Question

$$A\quad$$ $$216 \mathrm{m}^{2}$$ rectangular pea patch is to be enclosed by a fence and divided into two equal parts by another fence parallel to one of the sides. What dimensions for the outer rectangle will require the smallest total length of fence? How much fence will be needed?

Answer

**step1 Define Variables and State the Given Area**

Let the dimensions of the rectangular pea patch be length $$L$$ and width $$W$$. The area of the rectangle is given as $$216 \mathrm{m}^{2}$$.

$$L \times W = 216$$

**step2 Determine the Total Length of Fence in Both Configurations**

The pea patch is divided into two equal parts by a fence parallel to one of the sides. We consider two possible configurations for this internal fence:

Configuration 1: The internal fence is parallel to the side of length $$L$$. This means the internal fence has a length of $$W$$.

The total fence length in this configuration will be two sides of length $$L$$ (outer boundaries) and three sides of length $$W$$ (two outer boundaries plus the internal fence).

$$\text{Total Fence Length } F_1 = 2L + 3W$$

Configuration 2: The internal fence is parallel to the side of length $$W$$. This means the internal fence has a length of $$L$$.

The total fence length in this configuration will be three sides of length $$L$$ (two outer boundaries plus the internal fence) and two sides of length $$W$$ (outer boundaries).

$$\text{Total Fence Length } F_2 = 3L + 2W$$

**step3 Minimize Total Fence Length for Configuration 1**

For Configuration 1, the total fence length is $$F_1 = 2L + 3W$$. From the area formula, we know $$W = \frac{216}{L}$$. Substitute this into the fence length formula to express $$F_1$$ in terms of $$L$$ only.

$$F_1(L) = 2L + 3 \left(\frac{216}{L}\right) = 2L + \frac{648}{L}$$

To find the minimum total fence length for an expression of the form $$aX + \frac{b}{X}$$, the minimum occurs when the two terms are equal ($$aX = \frac{b}{X}$$). Therefore, we set the two terms equal to each other to find the optimal $$L$$.

$$2L = \frac{648}{L}$$

Now, we solve for $$L$$.

$$2L^2 = 648$$

$$L^2 = \frac{648}{2}$$

$$L^2 = 324$$

$$L = \sqrt{324}$$

$$L = 18 \text{ m}$$

Now we find the corresponding width $$W$$.
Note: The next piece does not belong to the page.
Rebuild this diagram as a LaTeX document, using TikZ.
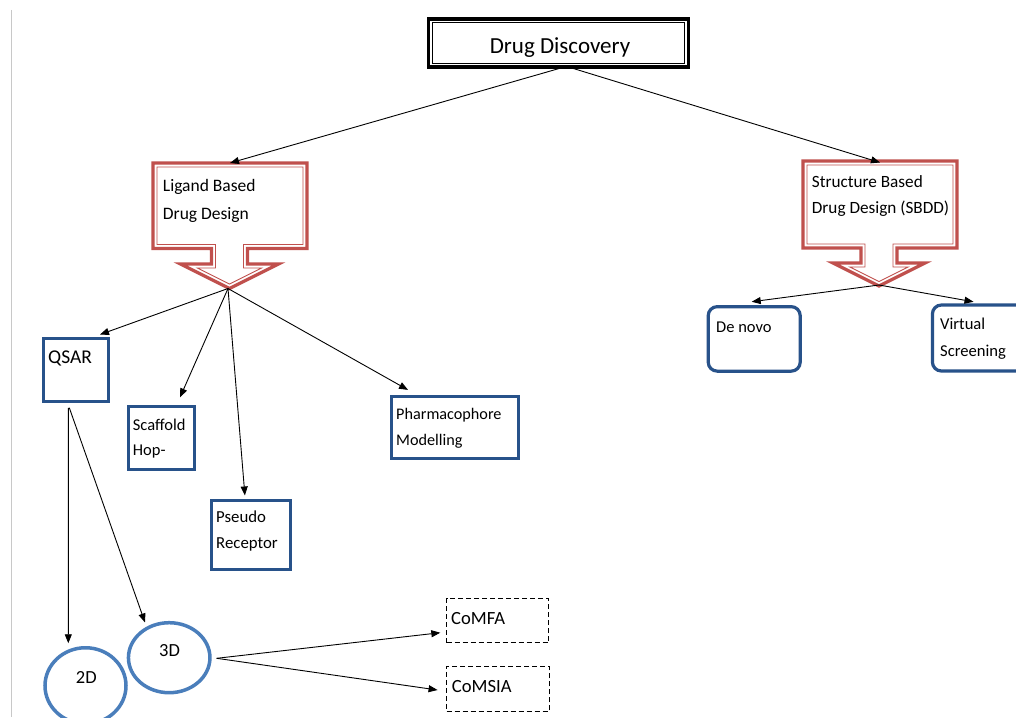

$$W = \frac{216}{L} = \frac{216}{18} = 12 \text{ m}$$

The dimensions are 18 m by 12 m. The minimum total fence length for this configuration is:

$$F_1 = 2(18) + 3(12) = 36 + 36 = 72 \text{ m}$$

**step4 Minimize Total Fence Length for Configuration 2**

For Configuration 2, the total fence length is $$F_2 = 3L + 2W$$. From the area formula, we know $$W = \frac{216}{L}$$. Substitute this into the fence length formula to express $$F_2$$ in terms of $$L$$ only.

$$F_2(L) = 3L + 2 \left(\frac{216}{L}\right) = 3L + \frac{432}{L}$$

Again, to find the minimum, we set the two terms equal to each other.

$$3L = \frac{432}{L}$$

Now, we solve for $$L$$.

$$3L^2 = 432$$

$$L^2 = \frac{432}{3}$$

$$L^2 = 144$$

$$L = \sqrt{144}$$

$$L = 12 \text{ m}$$

Now we find the corresponding width $$W$$.

$$W = \frac{216}{L} = \frac{216}{12} = 18 \text{ m}$$

The dimensions are 12 m by 18 m. The minimum total fence length for this configuration is:

$$F_2 = 3(12) + 2(18) = 36 + 36 = 72 \text{ m}$$

**step5 State the Optimal Dimensions and Minimum Fence Length**

Both configurations yield the same minimum total fence length of 72 meters and the same set of dimensions (12 m by 18 m). Therefore, these are the dimensions that minimize the total fence length.